The Trump administration wants Congress to approve the trade deal to replace the North American Free Trade Agreement (NAFTA), but House Democrats have said they will not proceed until their labour, climate, enforcement and pharmaceutical concerns are met.

Goodyear said it had received the letter and would respond.

"We strongly disagree with the statements made about our working conditions and labour practices, and expect to provide a comprehensive response to the letter within the allotted timeframe," spokeswoman Melissa Monaco said in a statement early on Tuesday.

The company on Friday said the need to train and certify workers, and pressure to achieve full production capacity by the end of year, meant it was able to host only "limited outside visits." It said it had offered the delegation to explore an offsite meeting with executives but received no response.

Blumenauer led a bipartisan congressional visit to Mexico from July 18-22. Democratic Representatives Rosa DeLauro, Terri Sewell and Jimmy Gomez were also on the trip and signed the letter.

They said they met with workers who were fired from the Goodyear plant, but were not permitted to visit the plant.

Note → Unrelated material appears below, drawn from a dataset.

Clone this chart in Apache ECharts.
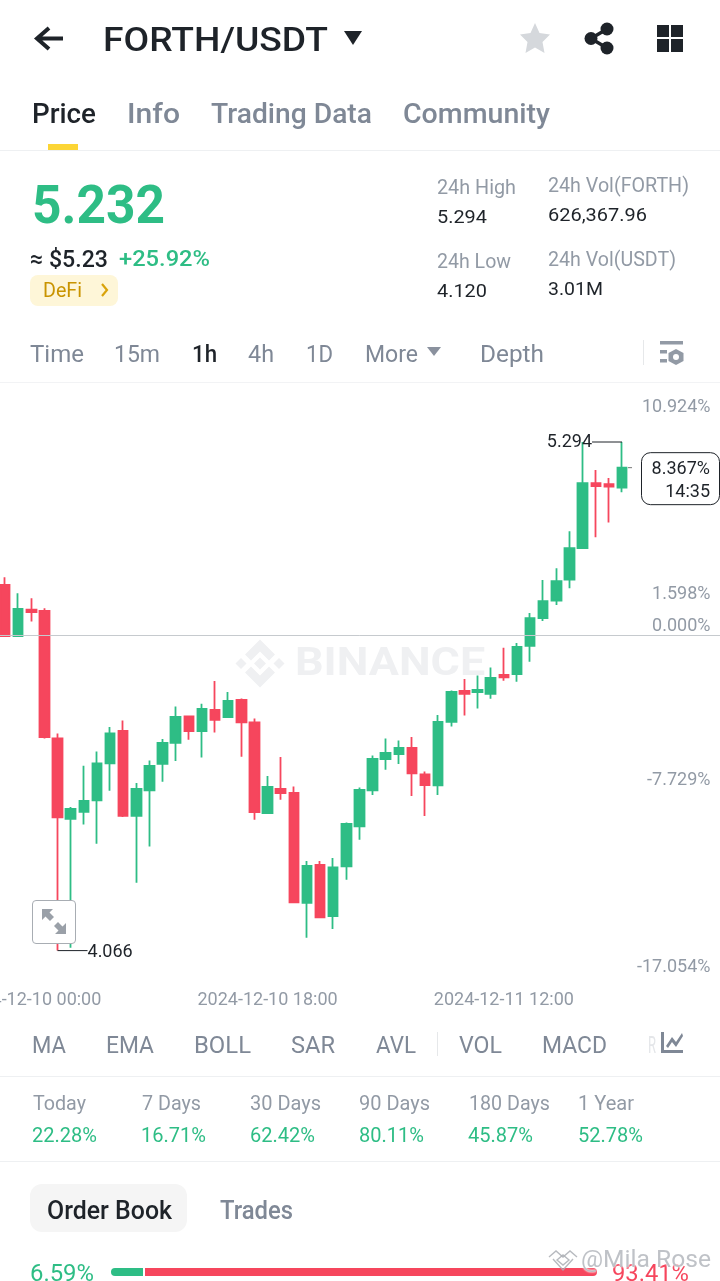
<!DOCTYPE html>
<html>
<head>
<meta charset="utf-8">
<script src="https://cdn.jsdelivr.net/npm/echarts@6/dist/echarts.min.js"></script>
<style>
html,body{margin:0;padding:0;background:#fff;width:720px;height:1281px;overflow:hidden;font-family:Roboto,sans-serif}
#chart{position:absolute;left:0;top:0;width:720px;height:1281px}
#ui{position:absolute;left:0;top:0;width:720px;height:1281px;pointer-events:none;overflow:hidden}
#ui span{position:absolute;white-space:nowrap;line-height:1;transform-origin:0 50%}
#ui div{position:absolute}
#ui svg{position:absolute;left:0;top:0}
</style>
</head>
<body>
<div id="chart"></div>
<div id="ui"></div>
<script>
// Hourly candles, values (percent from 24h reference line)
const categories = [
"2024-12-09 22:00","2024-12-09 23:00","2024-12-10 00:00","2024-12-10 01:00","2024-12-10 02:00","2024-12-10 03:00",
"2024-12-10 04:00","2024-12-10 05:00","2024-12-10 06:00","2024-12-10 07:00","2024-12-10 08:00","2024-12-10 09:00",
"2024-12-10 10:00","2024-12-10 11:00","2024-12-10 12:00","2024-12-10 13:00","2024-12-10 14:00","2024-12-10 15:00",
"2024-12-10 16:00","2024-12-10 17:00","2024-12-10 18:00","2024-12-10 19:00","2024-12-10 20:00","2024-12-10 21:00",
"2024-12-10 22:00","2024-12-10 23:00","2024-12-11 00:00","2024-12-11 01:00","2024-12-11 02:00","2024-12-11 03:00",
"2024-12-11 04:00","2024-12-11 05:00","2024-12-11 06:00","2024-12-11 07:00","2024-12-11 08:00","2024-12-11 09:00",
"2024-12-11 10:00","2024-12-11 11:00","2024-12-11 12:00","2024-12-11 13:00","2024-12-11 14:00","2024-12-11 15:00",
"2024-12-11 16:00","2024-12-11 17:00","2024-12-11 18:00","2024-12-11 19:00","2024-12-11 20:00","2024-12-11 21:00",
"","","","","","",""];
const opens  = [2.50,-0.05,1.27,1.20,-5.17,-9.19,-8.84,-8.27,-6.42,-4.80,-9.04,-7.77,-6.44,-5.39,-4.07,-4.80,-3.75,-4.10,-3.25,-4.37,-8.90,-7.70,-7.89,-13.39,-11.49,-14.05,-11.57,-9.57,-7.77,-6.20,-5.95,-5.64,-6.97,-7.52,-4.34,-2.80,-2.85,-2.94,-2.00,-1.95,-0.54,0.85,1.72,2.77,4.35,7.59,7.54,7.37];
const closes = [-0.05,1.30,1.15,-5.10,-9.12,-8.69,-8.29,-6.42,-4.92,-9.04,-7.70,-6.55,-5.39,-4.10,-4.80,-3.70,-4.24,-3.30,-4.37,-8.85,-7.60,-7.90,-13.37,-11.54,-14.12,-11.62,-9.45,-7.75,-6.20,-5.90,-5.65,-6.92,-7.50,-4.35,-2.85,-2.94,-2.74,-2.14,-2.12,-0.60,0.84,1.69,2.69,4.34,7.59,7.44,7.42,8.367];
const lows   = [-0.08,-0.09,0.67,-5.17,-15.78,-15.64,-9.47,-10.44,-7.79,-9.10,-12.39,-10.57,-7.34,-6.30,-5.24,-6.12,-4.87,-4.10,-6.09,-9.24,-8.94,-8.24,-13.40,-15.14,-14.15,-14.70,-12.24,-10.24,-8.00,-6.74,-6.45,-8.05,-9.05,-8.00,-4.57,-4.02,-3.67,-3.19,-2.29,-2.34,-1.34,0.70,1.50,2.34,4.35,4.89,5.62,7.14];
const highs  = [2.89,2.09,1.84,1.34,-4.92,-8.60,-6.54,-5.82,-4.60,-4.27,-7.40,-6.27,-5.20,-3.57,-4.07,-3.44,-2.30,-2.85,-3.17,-4.17,-7.05,-6.10,-7.57,-11.30,-11.30,-11.15,-9.37,-7.62,-6.02,-5.17,-5.27,-5.10,-6.82,-4.00,-2.77,-2.20,-2.02,-1.62,-0.64,-0.40,1.10,2.75,3.34,5.19,9.65,8.25,7.85,9.65];
const percentTicks = [10.924,1.598,0,-7.729,-17.054];
const timeTicks = ["2024-12-10 00:00","2024-12-10 18:00","2024-12-11 12:00"];
const highLabel = "5.294", lowLabel = "4.066", livePct = "8.367%", liveTimer = "14:35";
const highIndex = 47, lowIndex = 4, liveIndex = 47;

const GREEN = "#2EBD85", RED = "#F6465D", GRAY = "#929AA5", DARK = "#1E2329";
const chart = echarts.init(document.getElementById("chart"), null, {width:720, height:1281});
chart.setOption({
  animation:false,
  backgroundColor:"#fff",
  grid:{left:-1.564, top:384, width:722.04, height:625, containLabel:false, outerBoundsMode:"none"},
  xAxis:{type:"category", data:categories, boundaryGap:true,
    axisLine:{show:true, lineStyle:{color:"#EEF0F2", width:1}},
    axisTick:{show:false}, splitLine:{show:false},
    axisLabel:{inside:true, margin:0, fontSize:18, color:GRAY, fontFamily:"Roboto", verticalAlign:"bottom", hideOverlap:false,
      interval:(i,v)=>timeTicks.includes(v)}},
  yAxis:{type:"value", position:"right", min:-18.7, max:12.55, scale:true,
    axisLine:{show:false}, axisTick:{show:false}, splitLine:{show:false},
    axisLabel:{inside:true, margin:10, fontSize:18, color:GRAY, fontFamily:"Roboto", verticalAlign:"bottom", align:"right",
      customValues:percentTicks, showMinLabel:true, showMaxLabel:true,
      formatter:v=>v.toFixed(3)+"%"}},
  series:[{type:"candlestick", barWidth:10,
    data:opens.map((o,i)=>[o,closes[i],lows[i],highs[i]]),
    itemStyle:{color:GREEN,color0:RED,borderColor:GREEN,borderColor0:RED,borderWidth:1.8},
    markLine:{silent:true, symbol:"none", label:{show:false},
      lineStyle:{color:"#C6CACE", width:1, type:"solid"}, data:[{yAxis:0}], animation:false}}]
});

// Annotations anchored on the chart's own scales
const px = (i,v)=>chart.convertToPixel({xAxisIndex:0,yAxisIndex:0},[i,v]);
const hi = px(highIndex,highs[highIndex]), lo = px(lowIndex,lows[lowIndex]), live = px(liveIndex,closes[liveIndex]);
const WM = "#EFF0F2";
const poly = pts=>({type:"polygon",z:0,shape:{points:pts.map(p=>[260+p[0],663.5+p[1]])},style:{fill:WM}});
chart.setOption({graphic:{elements:[
  poly([[0,-24],[15,-9],[9,-3],[0,-12],[-9,-3],[-15,-9]]),
  poly([[0,24],[15,9],[9,3],[0,12],[-9,3],[-15,9]]),
  poly([[-19,-5.5],[-13.5,0],[-19,5.5],[-24.5,0]]),
  poly([[19,-5.5],[24.5,0],[19,5.5],[13.5,0]]),
  poly([[0,-6],[6,0],[0,6],[-6,0]]),
  {type:"text",z:0,x:295,y:665,scaleX:1.15,style:{text:"BINANCE",fill:WM,font:"700 39px Roboto",textVerticalAlign:"middle"}},
  {type:"line",z:10,shape:{x1:hi[0]-30,y1:hi[1],x2:hi[0],y2:hi[1]},style:{stroke:DARK,lineWidth:1}},
  {type:"text",z:10,x:hi[0]-30,y:hi[1],style:{text:highLabel,fill:DARK,font:"18px Roboto",textAlign:"right",textVerticalAlign:"middle"}},
  {type:"line",z:10,shape:{x1:lo[0],y1:lo[1],x2:lo[0]+30,y2:lo[1]},style:{stroke:DARK,lineWidth:1}},
  {type:"text",z:10,x:lo[0]+30,y:lo[1]+2,style:{text:lowLabel,fill:DARK,font:"18px Roboto",textAlign:"left",textVerticalAlign:"middle"}},
  {type:"line",z:10,shape:{x1:live[0]+6,y1:live[1],x2:live[0]+10,y2:live[1]},style:{stroke:"#777",lineWidth:1}},
  {type:"rect",z:10,shape:{x:641.5,y:live[1]-15,width:78,height:52,r:9},style:{fill:"#fff",stroke:DARK,lineWidth:1}},
  {type:"text",z:11,x:710,y:live[1]+2,style:{text:livePct,fill:DARK,font:"18px Roboto",textAlign:"right",textVerticalAlign:"middle"}},
  {type:"text",z:11,x:710,y:live[1]+25,style:{text:liveTimer,fill:DARK,font:"18px Roboto",textAlign:"right",textVerticalAlign:"middle"}}
]}});

// Surrounding app screen
const ui = document.getElementById("ui");
function box(x,y,w,h,bg,r){const d=document.createElement("div");d.style.cssText=`left:${x}px;top:${y}px;width:${w}px;height:${h}px;background:${bg};border-radius:${r||0}px`;ui.appendChild(d);return d;}
function t(s,x,cy,size,color,w,weight,extra){
  const e=document.createElement("span");e.textContent=s;
  e.style.cssText=`left:${x}px;top:${cy}px;font-size:${size}px;color:${color};font-weight:${weight||400};${extra||""}`;
  ui.appendChild(e);
  const m=e.getBoundingClientRect();
  e.style.marginTop=(-m.height/2)+"px";
  if(w) e.style.transform=`scaleX(${w/m.width})`;
  return e;
}
const TAB="#7F8896";
box(0,150,720,1,"#EEF0F2"); box(48,144,30,6,"#FCD535"); box(0,382,720,1,"#F2F3F5");
box(0,1076,720,1,"#EEF0F2"); box(0,1161,720,1,"#EEF0F2");
box(643,340,1,25,"#E6E8EA"); box(437,1032,1,24,"#E6E8EA");
box(30,275,88,31,"#FEF6D8",8); box(30,1184,157,48,"#F5F5F5",12);
box(111,1268,32,8,GREEN,4).style.borderRadius="4px 0 0 4px";
box(145,1268,452,8,RED,4).style.borderRadius="0 4px 4px 0";

t("FORTH/USDT",103,39,34,DARK,225,500);
t("Price",32,114,28,DARK,64,500);
t("Info",127,114,28,TAB,53,500);
t("Trading Data",211,114,28,TAB,161,500);
t("Community",403,114,28,TAB,147,500);
t("5.232",32,205,54,GREEN,133,700);
t("≈ $5.23",30,259,24,DARK,78,500);
t("+25.92%",119,259,22,GREEN,91,500);
t("DeFi",43,290,20,"#C99400",39);
t("24h High",437,187,20,GRAY,79);
t("5.294",437,216,19,DARK,50);
t("24h Low",437,261,20,GRAY,74);
t("4.120",437,290,19,DARK,50);
t("24h Vol(FORTH)",548,185,20,GRAY,141);
t("626,367.96",548,214,19,DARK,99);
t("24h Vol(USDT)",548,259,20,GRAY,128);
t("3.01M",548,288,19,DARK,55);
t("Time",30,354,24,TAB,54);
t("15m",114,354,24,TAB,46);
t("1h",192,354,24,DARK,25,500);
t("4h",248,354,24,TAB,26);
t("1D",306,354,24,TAB,27);
t("More",365,354,24,TAB,53);
t("Depth",480,354,24,TAB,64);
t("MA",32,1045,24,TAB,34);
t("EMA",106,1045,24,TAB,48);
t("BOLL",194,1045,24,TAB,57);
t("SAR",291,1045,24,TAB,44);
t("AVL",376,1045,24,TAB,40);
t("VOL",459,1045,24,TAB,43);
t("MACD",542,1045,24,TAB,65);
t("R",648,1045,24,"#E4E6E9",8);
[["Today",33,53,"22.28%",32],["7 Days",142,59,"16.71%",141],["30 Days",250,71,"62.42%",250],
 ["90 Days",359,71,"80.11%",359],["180 Days",469,81,"45.87%",468],["1 Year",578,56,"52.78%",578]].forEach(r=>{
  t(r[0],r[1],1103,20,GRAY,r[2]); t(r[3],r[4],1135,20,GREEN,65);
});
t("Order Book",47,1210,25,DARK,125,500);
t("Trades",220,1210,25,TAB,73,500);
t("6.59%",30,1273,23,GREEN,64);
t("93.41%",612,1273,23,RED,77);
t("@Mila Rose",581,1259,24,"rgba(170,174,180,.75)",130,400,"text-shadow:0 0 2px #fff,0 0 2px #fff");

const btn=box(32,900,42,42,"#fff",4);btn.style.border="1px solid #A8ADB3";

const ns="http://www.w3.org/2000/svg";
const svg=document.createElementNS(ns,"svg");svg.setAttribute("width",720);svg.setAttribute("height",1281);
svg.innerHTML=`
<path d="M63 38.5H38M49 28L37 38.5L49 49" fill="none" stroke="${DARK}" stroke-width="4"/>
<path d="M344 31H362L353 45Z" fill="${DARK}"/>
<path d="M535 23L539.5 33L550 34.5L542.5 42L544.5 53L535 47.5L525.5 53L527.5 42L520 34.5L530.5 33Z" fill="#D5D8DC"/>
<g fill="${DARK}"><circle cx="591" cy="38.5" r="6.5"/><circle cx="607" cy="29" r="6.5"/><circle cx="607" cy="48" r="6.5"/></g>
<path d="M607 29L591 38.5L607 48" fill="none" stroke="${DARK}" stroke-width="3.5"/>
<g fill="${DARK}"><rect x="657" y="25" width="12" height="12"/><rect x="671" y="25" width="12" height="12"/><rect x="657" y="39" width="12" height="13"/><rect x="671" y="39" width="12" height="13"/></g>
<path d="M427 347H441L434 356Z" fill="#8A919E"/>
<g fill="#929AA5"><rect x="660" y="341" width="23" height="3.5"/><rect x="660" y="350" width="7" height="3.5"/><rect x="660" y="359" width="7" height="3.5"/><path d="M676 349L683.5 353V361L676 365L668.5 361V353Z"/></g>
<circle cx="676" cy="357" r="3" fill="#fff"/>
<path d="M102 284L107 290L102 296" fill="none" stroke="#D9A30B" stroke-width="2.2"/>
<g fill="#7F8896"><path d="M661 1032H664V1050H683V1053H661Z"/><path d="M666 1046L672 1037L676 1042L682 1033L683 1036L676 1047L672 1042L668 1048Z"/></g>
<g fill="#9AA0A8"><path d="M42 909H53L49.5 912.5L54 917L50 921L45.5 916.5L42 920Z"/><path d="M66 934H55L58.5 930.5L54 926L58 922L62.5 926.5L66 923Z"/></g>
<g fill="none" stroke="rgba(170,174,180,.85)" stroke-width="1.4"><path d="M549 1257L556 1251L563 1257L570 1251L577 1257"/><path d="M553 1259L563 1270L573 1259"/><path d="M557 1260L563 1255L569 1260L563 1265Z"/></g>
`;
ui.appendChild(svg);
</script>
</body>
</html>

They asked the company to respond within two weeks to reports of "poor working conditions, inadequate wages, illegal termination and discrimination" at the facility, and to say how much of the output from the plant was sent to the United States.

Goodyear's San Luis Potosi plant opened in 2017, with wages ranging from $2 to $6 an hour, while most of Goodyear's U.S. workers receive a base rate of $23 per hour, the lawmakers said.

A wildcat strike at the Mexican plant in April 2018 included 600 of the 800 workers, the lawmakers said, adding that 57 of those who participated were later systematically fired.